When our loved one is in pain, we want to do everything we can to help her. Sometimes the most efficient and effective thing we can do is to listen, to acknowledge what she is saying and observe what is going on. By doing so, we empower our loved one as well as those around them, allowing for better understanding and assistance.
How can I help my mom without taking away her independence?
Whoa! Are we talking about teenagers here or an aging parent who is having some difficulties and clearly needs some supports in place? Unfortunately for the well-meaning daughter or son, their advice, demands, or pre-determined arrangements can be met with criticism, anxiety and down-right stubborn refusal! That doesn’t benefit anyone and it can hurt your relationship.
Take inventory of the situation. You learned from a previous article to document all incidences and struggles your loved one is dealing with. You may have arranged to speak with her doctor and/or Home Care to learn more about what she is dealing with and the range of supports available. You may have talked with other family Caregivers as well. You have educated yourself about the options and the question remains: Will mom be on board?
Turn the tables. Consider if you were struggling with something, would you be receptive to a family member coming in and saying “Hey! You need help and so I have this help set up for you! Oh, and it starts tomorrow!” There is a good chance you might be put off- not knowing the details and the impact on your privacy, on your life. You might be in denial that there is even a problem at all! You may think any “help” would be intrusive and make you look/feel incapable. That doesn’t feel good. No thanks!
A simple 3 step approach is better and it starts with initiating a relaxed conversation.
1: Choose a time that is good for both of you. Where she is well rested and neither of you are preoccupied with anything else.
2: Be curious and uncover what is real for her. Talk about different areas in her life and ask how they are working for her. What is not working/challenging for her? What stresses her out?
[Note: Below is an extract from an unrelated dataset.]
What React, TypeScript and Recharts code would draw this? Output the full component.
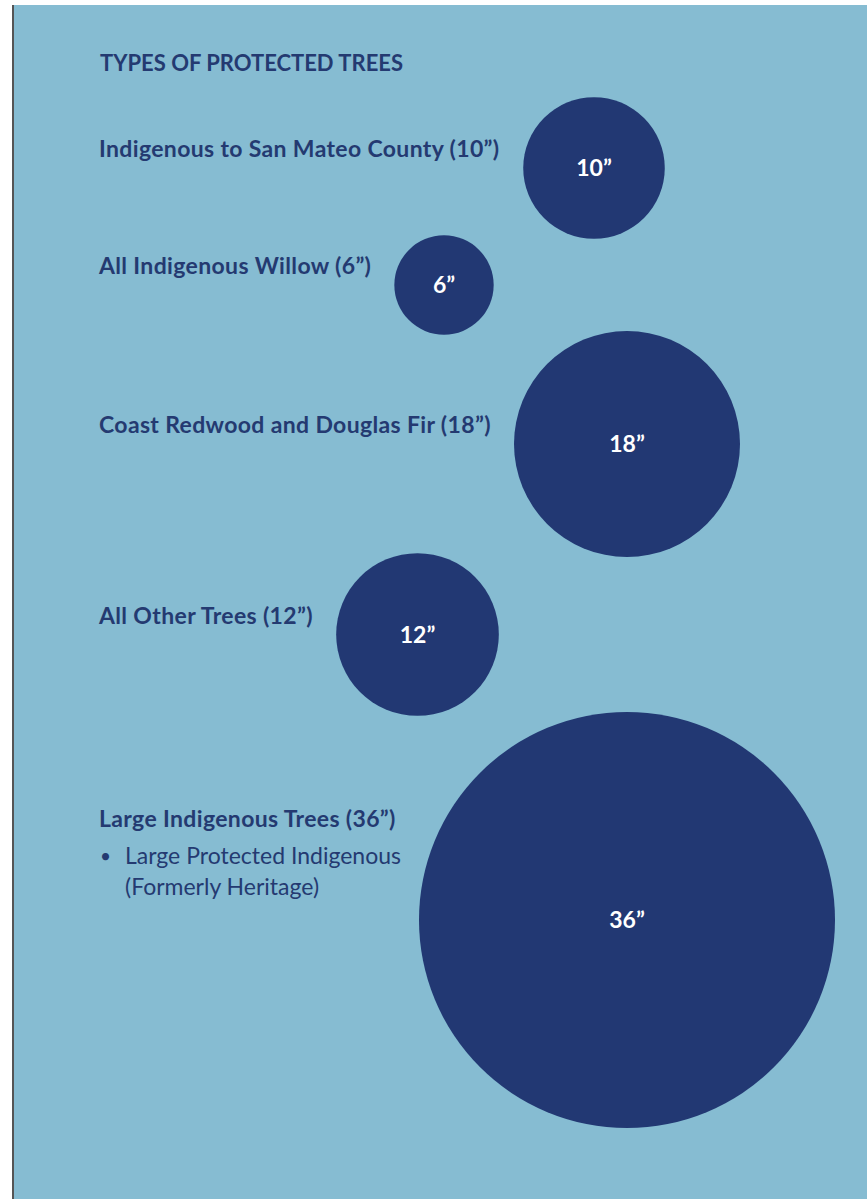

Is she fearful of anything? Witness her and acknowledge her answers. Let her know you understand what she is saying and how she feels. This is not the time to “fix” but to listen and gather information from her perspective. This is a huge gift. [if you are unsure about that, turn the tables to see how you would feel to be heard this way] You may find this is also the opportunity to ask her questions about her experiences about when she supported her own parents.
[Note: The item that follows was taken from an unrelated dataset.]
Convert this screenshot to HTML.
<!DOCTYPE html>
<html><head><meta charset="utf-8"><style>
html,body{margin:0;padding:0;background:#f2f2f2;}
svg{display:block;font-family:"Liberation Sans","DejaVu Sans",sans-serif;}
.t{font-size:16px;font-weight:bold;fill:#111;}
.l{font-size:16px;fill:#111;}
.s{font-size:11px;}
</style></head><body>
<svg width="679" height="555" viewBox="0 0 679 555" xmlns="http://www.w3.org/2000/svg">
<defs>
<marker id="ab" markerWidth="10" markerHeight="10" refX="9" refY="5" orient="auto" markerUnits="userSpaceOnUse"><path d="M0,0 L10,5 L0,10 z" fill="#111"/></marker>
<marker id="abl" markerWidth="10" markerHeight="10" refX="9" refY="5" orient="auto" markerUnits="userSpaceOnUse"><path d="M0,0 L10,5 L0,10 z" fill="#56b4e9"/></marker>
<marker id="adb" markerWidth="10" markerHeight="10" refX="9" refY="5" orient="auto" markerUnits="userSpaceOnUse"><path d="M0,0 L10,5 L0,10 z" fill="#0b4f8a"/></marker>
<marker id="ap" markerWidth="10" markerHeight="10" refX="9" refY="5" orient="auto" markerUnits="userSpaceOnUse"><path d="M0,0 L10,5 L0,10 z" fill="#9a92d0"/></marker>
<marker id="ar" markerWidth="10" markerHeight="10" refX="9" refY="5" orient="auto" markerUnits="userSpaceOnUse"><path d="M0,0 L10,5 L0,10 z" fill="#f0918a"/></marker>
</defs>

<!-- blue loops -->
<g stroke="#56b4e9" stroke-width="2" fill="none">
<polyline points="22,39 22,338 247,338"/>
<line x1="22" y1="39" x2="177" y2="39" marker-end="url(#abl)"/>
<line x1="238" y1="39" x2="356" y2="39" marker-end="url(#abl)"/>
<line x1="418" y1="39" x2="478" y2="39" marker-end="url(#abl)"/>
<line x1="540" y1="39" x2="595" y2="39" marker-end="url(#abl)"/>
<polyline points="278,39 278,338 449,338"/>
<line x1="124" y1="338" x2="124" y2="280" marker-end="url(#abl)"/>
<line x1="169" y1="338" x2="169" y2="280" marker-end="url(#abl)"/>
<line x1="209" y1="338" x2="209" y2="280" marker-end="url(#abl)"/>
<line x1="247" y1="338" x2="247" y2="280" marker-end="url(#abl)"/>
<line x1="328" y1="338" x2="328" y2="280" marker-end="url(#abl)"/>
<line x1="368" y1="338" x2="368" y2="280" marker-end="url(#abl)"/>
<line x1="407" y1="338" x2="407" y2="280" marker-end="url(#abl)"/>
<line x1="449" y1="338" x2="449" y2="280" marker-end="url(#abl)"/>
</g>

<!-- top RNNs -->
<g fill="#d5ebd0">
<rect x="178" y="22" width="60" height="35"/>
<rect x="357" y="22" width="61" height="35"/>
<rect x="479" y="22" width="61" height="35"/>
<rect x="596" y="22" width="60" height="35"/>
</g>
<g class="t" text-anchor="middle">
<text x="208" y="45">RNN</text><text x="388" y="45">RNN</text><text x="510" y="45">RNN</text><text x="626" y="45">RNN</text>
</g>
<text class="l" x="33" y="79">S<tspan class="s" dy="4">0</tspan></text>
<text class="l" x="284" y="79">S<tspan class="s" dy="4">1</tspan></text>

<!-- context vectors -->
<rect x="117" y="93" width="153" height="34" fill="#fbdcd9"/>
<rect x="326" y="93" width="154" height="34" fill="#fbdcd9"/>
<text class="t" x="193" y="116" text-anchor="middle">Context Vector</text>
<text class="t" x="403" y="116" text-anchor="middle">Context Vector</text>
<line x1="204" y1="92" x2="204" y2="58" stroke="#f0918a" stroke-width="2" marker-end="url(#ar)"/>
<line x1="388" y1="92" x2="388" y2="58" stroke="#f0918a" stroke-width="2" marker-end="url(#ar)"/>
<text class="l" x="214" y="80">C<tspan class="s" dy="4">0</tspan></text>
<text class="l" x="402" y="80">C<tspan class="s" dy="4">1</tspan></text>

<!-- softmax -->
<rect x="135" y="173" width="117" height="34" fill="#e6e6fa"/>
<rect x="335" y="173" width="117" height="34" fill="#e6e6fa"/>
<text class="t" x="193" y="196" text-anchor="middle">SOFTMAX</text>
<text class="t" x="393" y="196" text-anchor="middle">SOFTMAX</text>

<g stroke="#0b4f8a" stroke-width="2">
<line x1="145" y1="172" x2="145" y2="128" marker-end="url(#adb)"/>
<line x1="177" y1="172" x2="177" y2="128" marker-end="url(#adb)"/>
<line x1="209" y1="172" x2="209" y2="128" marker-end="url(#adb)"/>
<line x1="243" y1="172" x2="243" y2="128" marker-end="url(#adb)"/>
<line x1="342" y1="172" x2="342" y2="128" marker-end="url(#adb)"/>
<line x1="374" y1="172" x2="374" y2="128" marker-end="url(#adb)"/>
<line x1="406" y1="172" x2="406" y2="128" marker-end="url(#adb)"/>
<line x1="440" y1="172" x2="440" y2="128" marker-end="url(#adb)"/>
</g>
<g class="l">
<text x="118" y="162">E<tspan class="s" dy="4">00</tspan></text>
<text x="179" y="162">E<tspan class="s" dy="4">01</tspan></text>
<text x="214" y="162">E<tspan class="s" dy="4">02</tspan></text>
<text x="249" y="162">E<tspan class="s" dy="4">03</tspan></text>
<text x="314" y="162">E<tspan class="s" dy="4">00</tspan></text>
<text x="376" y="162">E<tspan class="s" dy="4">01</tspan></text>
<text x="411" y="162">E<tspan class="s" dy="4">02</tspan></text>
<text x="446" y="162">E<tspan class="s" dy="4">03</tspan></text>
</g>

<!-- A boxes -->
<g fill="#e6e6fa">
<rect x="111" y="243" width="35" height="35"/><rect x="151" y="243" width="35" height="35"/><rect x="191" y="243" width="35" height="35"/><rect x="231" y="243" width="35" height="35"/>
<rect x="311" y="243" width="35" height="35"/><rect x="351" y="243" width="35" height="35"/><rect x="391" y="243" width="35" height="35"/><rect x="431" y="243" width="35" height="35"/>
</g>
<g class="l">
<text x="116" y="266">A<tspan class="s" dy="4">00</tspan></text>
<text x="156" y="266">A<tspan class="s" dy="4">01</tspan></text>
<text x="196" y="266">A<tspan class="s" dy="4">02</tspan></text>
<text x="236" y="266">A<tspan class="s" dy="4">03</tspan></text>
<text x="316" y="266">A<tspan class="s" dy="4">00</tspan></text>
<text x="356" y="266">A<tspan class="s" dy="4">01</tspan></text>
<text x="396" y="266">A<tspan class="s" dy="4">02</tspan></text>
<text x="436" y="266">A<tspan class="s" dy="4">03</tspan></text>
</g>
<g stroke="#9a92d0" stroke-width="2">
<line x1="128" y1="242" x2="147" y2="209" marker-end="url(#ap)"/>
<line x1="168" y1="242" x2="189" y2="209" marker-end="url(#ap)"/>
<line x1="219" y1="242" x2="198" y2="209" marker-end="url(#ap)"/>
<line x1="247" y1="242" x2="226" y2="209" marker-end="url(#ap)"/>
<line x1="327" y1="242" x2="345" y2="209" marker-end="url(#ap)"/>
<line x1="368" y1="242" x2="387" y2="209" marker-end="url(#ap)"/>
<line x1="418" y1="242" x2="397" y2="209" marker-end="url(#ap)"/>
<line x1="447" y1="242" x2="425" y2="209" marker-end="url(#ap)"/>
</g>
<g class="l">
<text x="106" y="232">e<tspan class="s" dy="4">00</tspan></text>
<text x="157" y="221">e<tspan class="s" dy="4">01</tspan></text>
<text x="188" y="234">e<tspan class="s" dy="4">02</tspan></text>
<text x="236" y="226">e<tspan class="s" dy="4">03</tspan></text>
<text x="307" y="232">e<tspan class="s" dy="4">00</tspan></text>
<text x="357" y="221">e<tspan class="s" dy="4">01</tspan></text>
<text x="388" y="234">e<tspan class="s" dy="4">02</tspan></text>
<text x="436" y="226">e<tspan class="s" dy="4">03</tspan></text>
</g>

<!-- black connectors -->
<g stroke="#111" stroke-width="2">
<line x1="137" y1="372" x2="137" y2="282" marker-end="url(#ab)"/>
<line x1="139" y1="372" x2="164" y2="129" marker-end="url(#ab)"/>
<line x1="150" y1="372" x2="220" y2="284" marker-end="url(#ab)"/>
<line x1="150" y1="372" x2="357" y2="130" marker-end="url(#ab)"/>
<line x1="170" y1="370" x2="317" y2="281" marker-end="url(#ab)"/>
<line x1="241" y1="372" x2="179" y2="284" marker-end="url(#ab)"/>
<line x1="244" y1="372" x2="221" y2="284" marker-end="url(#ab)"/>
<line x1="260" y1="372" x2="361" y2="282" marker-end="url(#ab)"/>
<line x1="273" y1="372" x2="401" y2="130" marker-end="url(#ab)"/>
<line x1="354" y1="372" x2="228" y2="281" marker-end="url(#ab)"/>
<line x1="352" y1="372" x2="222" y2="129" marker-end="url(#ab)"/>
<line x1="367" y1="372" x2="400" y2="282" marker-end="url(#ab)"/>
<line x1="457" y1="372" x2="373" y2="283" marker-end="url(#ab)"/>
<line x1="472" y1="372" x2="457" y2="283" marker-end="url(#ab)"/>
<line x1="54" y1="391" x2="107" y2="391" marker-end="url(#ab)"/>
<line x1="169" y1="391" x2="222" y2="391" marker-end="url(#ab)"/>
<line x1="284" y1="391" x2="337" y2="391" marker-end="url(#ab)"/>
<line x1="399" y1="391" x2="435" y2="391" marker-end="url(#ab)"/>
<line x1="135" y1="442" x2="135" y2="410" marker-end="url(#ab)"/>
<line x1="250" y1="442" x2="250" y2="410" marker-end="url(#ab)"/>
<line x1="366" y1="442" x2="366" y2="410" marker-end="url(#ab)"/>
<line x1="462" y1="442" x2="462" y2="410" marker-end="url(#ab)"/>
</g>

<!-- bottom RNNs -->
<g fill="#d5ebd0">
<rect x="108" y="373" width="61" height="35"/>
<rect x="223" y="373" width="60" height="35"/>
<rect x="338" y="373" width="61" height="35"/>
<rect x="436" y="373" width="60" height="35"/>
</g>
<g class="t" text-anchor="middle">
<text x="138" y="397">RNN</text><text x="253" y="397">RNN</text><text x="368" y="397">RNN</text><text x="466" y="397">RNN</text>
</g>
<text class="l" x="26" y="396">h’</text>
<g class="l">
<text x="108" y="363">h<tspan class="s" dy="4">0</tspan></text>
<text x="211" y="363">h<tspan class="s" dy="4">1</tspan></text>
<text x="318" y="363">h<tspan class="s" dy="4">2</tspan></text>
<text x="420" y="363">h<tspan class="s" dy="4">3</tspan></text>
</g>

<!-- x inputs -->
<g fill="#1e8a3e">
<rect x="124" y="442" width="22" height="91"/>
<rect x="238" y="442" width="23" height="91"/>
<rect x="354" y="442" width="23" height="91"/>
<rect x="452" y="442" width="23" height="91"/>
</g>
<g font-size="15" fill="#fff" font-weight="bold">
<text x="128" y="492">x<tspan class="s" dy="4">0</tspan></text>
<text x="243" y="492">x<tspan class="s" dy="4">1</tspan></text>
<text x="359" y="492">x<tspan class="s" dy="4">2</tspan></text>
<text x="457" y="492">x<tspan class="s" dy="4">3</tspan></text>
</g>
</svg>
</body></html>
3: Come prepared with the information you have gathered about one or two specific supports needed. (You can include options but for now, limit the concerns to one or two) Have your thoughts in order before speaking. Watch your non-verbal gestures and ensure they are in line with the goal of the conversation which is ultimately about her well-being. Share with her what you were feeling concerned about [one concern at a time] and that you wanted to be proactive and see what possibilities are available. Share with her the information you gathered in a short, concise manner so as to not overwhelm or confuse. Paint the picture of what her day would be like with this support, remind her of the concerns she had already expressed to you. Focus on the benefits to her and how they address those concerns. Decide together what the next steps are. It may be to call for a consultation from the company and ask questions or to do a trial run.
Working together, gathering accurate information and providing opportunities for open, honest communication helps maintain a healthy relationship. If tables were turned, wouldn’t you want the same consideration?